Record extracts.
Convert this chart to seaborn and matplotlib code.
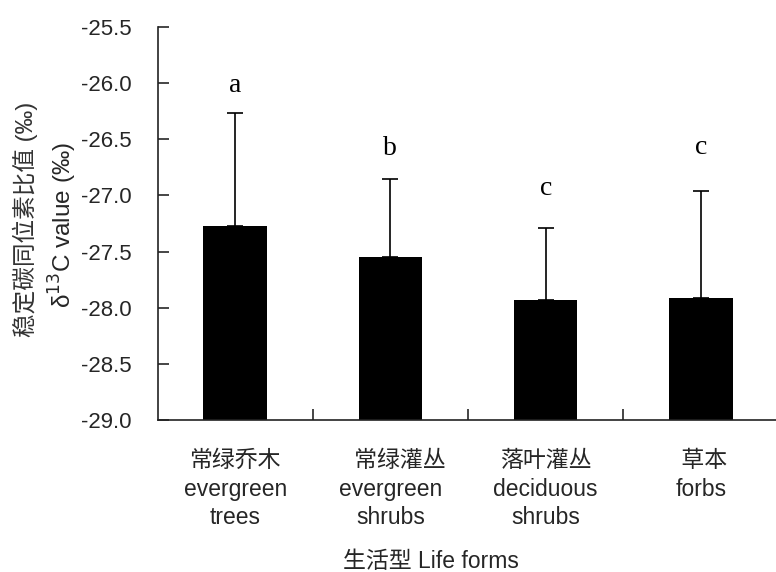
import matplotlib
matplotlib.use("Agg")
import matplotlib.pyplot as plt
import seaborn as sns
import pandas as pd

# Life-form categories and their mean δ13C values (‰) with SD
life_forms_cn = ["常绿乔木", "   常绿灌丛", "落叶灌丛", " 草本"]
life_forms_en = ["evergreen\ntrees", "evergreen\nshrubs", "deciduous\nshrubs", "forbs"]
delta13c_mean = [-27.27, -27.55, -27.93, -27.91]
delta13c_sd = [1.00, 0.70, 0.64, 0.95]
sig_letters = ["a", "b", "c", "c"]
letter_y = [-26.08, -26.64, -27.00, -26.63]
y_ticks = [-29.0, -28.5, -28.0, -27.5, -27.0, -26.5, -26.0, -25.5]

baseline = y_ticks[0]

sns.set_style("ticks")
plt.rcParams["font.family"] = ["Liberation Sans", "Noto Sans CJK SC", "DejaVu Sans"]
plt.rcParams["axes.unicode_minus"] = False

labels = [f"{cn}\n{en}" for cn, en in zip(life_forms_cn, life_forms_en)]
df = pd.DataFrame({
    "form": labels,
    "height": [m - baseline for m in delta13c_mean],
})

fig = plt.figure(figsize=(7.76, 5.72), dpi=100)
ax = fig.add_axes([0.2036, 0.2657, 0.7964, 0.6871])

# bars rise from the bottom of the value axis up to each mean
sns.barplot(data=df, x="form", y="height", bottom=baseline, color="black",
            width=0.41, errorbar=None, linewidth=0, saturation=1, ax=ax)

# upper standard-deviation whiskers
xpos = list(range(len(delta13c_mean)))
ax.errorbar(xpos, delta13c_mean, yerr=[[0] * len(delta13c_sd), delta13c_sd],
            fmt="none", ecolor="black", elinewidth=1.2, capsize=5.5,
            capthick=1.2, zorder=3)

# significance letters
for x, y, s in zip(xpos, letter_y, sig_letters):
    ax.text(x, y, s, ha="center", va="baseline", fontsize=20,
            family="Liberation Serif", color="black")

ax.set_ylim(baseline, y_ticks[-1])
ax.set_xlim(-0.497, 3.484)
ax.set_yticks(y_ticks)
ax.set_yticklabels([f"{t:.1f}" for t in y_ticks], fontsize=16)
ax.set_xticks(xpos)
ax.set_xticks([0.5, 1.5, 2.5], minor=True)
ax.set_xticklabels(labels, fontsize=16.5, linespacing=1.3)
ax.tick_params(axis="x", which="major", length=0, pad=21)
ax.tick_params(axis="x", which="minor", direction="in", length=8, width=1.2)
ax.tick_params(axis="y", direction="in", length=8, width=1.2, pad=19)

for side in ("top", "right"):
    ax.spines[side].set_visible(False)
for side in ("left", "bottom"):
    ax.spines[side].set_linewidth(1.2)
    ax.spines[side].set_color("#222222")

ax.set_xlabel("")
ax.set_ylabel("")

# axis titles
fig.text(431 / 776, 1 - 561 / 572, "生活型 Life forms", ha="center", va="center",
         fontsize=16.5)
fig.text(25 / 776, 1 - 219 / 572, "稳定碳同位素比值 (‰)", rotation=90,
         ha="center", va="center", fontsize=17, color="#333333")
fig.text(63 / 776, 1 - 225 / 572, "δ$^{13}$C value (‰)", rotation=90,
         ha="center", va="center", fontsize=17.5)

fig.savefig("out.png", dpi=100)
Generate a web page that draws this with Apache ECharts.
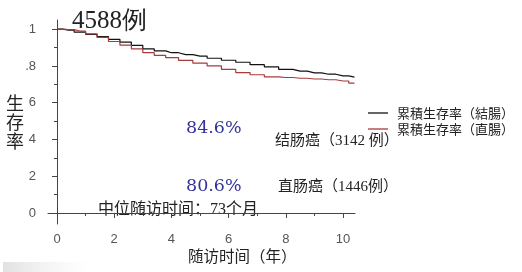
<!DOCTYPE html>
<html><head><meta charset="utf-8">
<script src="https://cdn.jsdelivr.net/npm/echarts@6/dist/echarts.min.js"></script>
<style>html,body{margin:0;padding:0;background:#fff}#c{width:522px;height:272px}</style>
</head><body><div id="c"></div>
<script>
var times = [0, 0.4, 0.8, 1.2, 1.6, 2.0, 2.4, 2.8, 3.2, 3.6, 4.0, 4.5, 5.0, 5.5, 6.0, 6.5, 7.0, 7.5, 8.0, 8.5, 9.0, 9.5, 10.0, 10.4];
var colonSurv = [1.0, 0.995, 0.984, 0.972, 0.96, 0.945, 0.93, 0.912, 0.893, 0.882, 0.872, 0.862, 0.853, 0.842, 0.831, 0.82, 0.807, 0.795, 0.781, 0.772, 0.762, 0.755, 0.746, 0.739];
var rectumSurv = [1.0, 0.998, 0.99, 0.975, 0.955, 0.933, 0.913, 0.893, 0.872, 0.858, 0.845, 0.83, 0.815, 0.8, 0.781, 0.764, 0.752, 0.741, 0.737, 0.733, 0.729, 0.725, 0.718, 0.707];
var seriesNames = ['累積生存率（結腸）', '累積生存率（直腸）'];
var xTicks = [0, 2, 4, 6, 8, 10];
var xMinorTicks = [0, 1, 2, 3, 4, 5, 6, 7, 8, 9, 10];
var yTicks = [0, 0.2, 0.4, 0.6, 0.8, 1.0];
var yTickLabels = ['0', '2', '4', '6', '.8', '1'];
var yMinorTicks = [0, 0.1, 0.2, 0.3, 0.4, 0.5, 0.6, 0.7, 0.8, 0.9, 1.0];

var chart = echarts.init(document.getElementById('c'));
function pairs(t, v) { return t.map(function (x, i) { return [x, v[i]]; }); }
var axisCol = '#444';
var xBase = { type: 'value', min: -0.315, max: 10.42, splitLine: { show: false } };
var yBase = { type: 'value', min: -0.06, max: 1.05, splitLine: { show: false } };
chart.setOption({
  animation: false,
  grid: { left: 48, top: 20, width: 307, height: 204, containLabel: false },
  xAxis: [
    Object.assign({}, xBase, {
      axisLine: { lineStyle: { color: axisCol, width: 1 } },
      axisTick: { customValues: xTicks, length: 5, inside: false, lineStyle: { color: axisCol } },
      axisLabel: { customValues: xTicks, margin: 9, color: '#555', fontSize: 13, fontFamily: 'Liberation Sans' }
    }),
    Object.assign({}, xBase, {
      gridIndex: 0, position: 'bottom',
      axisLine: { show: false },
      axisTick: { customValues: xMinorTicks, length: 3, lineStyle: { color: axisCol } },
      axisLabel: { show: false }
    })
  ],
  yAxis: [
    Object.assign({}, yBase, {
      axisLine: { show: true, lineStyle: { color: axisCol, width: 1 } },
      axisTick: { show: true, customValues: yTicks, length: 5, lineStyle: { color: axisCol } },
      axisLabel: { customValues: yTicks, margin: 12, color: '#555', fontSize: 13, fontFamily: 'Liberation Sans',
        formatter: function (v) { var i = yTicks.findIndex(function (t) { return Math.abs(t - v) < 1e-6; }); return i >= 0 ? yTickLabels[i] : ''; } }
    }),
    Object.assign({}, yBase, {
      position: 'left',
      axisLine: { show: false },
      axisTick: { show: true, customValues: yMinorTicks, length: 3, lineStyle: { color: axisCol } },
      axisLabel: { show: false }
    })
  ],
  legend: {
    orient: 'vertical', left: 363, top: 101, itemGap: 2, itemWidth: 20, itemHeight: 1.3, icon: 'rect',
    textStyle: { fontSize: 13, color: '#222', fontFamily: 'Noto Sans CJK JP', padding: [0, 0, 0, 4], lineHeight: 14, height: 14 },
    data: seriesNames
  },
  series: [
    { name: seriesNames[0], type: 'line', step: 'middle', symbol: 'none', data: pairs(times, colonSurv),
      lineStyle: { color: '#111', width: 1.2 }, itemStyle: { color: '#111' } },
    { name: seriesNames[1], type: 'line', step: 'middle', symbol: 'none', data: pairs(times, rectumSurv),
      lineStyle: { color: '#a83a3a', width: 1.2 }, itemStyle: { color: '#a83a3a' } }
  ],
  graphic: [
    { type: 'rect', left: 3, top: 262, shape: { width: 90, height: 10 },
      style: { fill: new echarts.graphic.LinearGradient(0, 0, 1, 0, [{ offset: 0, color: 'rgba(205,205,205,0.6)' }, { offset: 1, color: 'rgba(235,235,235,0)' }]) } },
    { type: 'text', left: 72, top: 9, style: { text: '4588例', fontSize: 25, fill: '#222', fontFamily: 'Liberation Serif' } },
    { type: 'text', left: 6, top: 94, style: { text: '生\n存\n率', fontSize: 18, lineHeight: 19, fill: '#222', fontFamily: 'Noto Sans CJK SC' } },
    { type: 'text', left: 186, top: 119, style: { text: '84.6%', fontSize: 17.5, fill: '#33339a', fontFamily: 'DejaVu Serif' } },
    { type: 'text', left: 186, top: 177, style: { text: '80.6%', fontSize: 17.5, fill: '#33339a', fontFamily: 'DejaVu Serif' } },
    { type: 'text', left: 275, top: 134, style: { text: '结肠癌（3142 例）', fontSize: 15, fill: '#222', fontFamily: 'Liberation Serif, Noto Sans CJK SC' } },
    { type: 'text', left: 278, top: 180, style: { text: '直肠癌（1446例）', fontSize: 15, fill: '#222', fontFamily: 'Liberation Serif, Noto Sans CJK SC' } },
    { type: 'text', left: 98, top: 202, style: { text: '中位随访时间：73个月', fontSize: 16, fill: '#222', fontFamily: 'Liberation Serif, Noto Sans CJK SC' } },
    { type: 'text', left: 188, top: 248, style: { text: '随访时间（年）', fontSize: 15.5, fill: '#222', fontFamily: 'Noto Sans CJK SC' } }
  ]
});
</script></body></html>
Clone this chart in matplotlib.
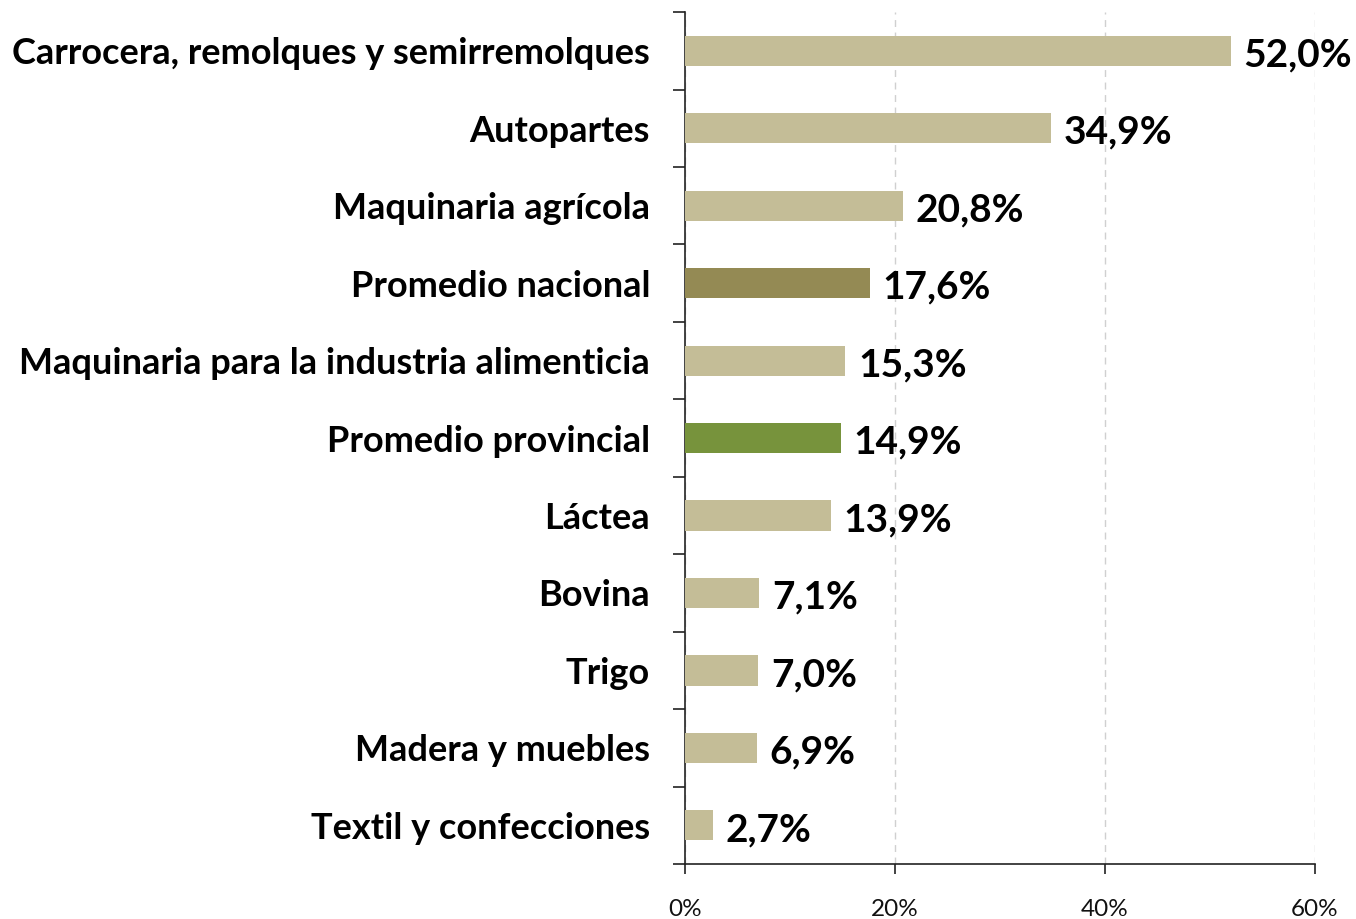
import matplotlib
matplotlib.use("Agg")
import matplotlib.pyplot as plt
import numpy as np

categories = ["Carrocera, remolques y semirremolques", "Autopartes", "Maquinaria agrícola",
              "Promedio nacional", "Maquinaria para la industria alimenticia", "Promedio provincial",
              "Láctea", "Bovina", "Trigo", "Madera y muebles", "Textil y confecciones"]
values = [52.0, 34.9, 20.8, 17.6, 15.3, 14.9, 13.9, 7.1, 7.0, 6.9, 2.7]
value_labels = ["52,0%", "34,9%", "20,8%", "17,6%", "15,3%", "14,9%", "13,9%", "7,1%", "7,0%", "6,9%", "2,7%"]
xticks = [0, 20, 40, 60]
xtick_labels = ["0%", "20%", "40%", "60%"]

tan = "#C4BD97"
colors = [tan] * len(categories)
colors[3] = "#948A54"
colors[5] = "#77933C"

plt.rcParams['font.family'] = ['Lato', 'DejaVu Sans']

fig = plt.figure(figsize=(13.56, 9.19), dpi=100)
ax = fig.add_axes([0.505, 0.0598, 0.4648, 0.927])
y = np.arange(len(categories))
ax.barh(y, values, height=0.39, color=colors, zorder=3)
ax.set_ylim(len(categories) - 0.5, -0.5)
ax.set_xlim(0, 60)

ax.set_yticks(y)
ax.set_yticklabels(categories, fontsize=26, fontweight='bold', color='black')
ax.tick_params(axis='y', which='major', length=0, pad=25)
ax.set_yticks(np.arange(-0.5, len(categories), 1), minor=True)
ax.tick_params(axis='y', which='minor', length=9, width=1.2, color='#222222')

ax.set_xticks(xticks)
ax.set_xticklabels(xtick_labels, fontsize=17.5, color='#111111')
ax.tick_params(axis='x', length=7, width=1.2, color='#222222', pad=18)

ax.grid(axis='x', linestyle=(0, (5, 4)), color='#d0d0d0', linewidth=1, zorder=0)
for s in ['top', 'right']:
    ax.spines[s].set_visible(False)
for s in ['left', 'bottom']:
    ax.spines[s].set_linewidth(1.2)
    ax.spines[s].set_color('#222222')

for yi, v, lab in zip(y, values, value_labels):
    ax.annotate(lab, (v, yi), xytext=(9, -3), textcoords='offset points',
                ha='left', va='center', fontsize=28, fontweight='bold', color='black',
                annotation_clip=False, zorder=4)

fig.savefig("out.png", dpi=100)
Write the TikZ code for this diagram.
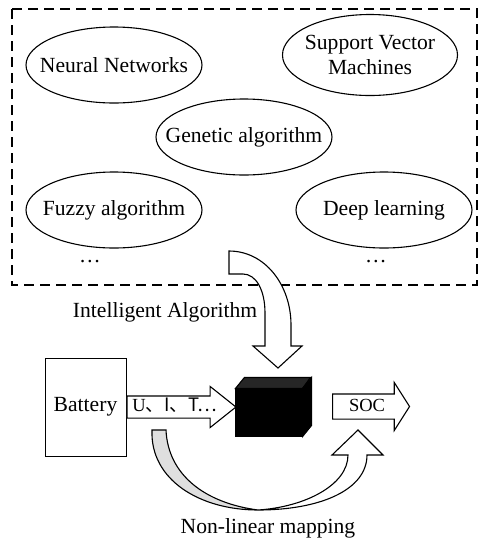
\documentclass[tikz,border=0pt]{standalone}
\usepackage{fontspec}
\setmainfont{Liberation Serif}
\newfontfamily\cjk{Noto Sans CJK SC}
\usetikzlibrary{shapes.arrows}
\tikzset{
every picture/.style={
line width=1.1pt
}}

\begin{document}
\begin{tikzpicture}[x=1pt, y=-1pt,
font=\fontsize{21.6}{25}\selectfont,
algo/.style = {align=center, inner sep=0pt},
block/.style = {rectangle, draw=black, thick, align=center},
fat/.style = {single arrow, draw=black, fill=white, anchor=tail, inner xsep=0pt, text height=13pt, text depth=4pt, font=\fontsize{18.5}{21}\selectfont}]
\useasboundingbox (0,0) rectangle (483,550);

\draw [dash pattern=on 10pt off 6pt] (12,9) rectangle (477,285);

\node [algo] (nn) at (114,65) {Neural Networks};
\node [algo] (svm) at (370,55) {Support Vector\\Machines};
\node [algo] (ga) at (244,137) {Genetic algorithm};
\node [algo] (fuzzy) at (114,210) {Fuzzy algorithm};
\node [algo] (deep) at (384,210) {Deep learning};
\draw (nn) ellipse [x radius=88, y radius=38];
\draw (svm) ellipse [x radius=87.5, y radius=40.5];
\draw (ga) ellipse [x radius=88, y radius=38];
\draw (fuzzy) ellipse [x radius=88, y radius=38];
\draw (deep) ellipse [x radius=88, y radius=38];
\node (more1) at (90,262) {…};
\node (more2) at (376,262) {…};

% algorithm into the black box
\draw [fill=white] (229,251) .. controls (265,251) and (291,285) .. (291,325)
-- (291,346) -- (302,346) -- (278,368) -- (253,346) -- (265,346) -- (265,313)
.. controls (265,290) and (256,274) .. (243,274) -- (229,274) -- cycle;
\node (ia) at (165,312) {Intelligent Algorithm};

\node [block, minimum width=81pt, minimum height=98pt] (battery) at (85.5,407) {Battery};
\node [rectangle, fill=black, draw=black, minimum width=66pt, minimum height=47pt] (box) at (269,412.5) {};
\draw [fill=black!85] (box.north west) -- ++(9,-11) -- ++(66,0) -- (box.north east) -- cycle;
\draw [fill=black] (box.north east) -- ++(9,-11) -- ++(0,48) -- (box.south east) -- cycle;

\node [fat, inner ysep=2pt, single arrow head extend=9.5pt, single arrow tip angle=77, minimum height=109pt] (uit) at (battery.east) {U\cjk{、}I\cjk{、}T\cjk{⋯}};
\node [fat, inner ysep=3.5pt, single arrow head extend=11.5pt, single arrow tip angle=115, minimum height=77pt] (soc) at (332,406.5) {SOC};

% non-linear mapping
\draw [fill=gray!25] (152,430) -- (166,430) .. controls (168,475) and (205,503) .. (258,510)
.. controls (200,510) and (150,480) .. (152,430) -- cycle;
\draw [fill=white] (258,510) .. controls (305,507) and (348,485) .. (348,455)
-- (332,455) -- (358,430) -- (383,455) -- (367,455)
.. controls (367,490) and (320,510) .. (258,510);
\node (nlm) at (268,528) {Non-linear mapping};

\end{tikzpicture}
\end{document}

Exercise description. Only the stretch from the line with "Clone this chart in matplotlib." through the line with "import numpy as np" should be copied, exactly and with both ends. Drop the pictures.

Result of this exercise.
Clone this chart in matplotlib.
import matplotlib
matplotlib.use("Agg")
import matplotlib.pyplot as plt
import numpy as np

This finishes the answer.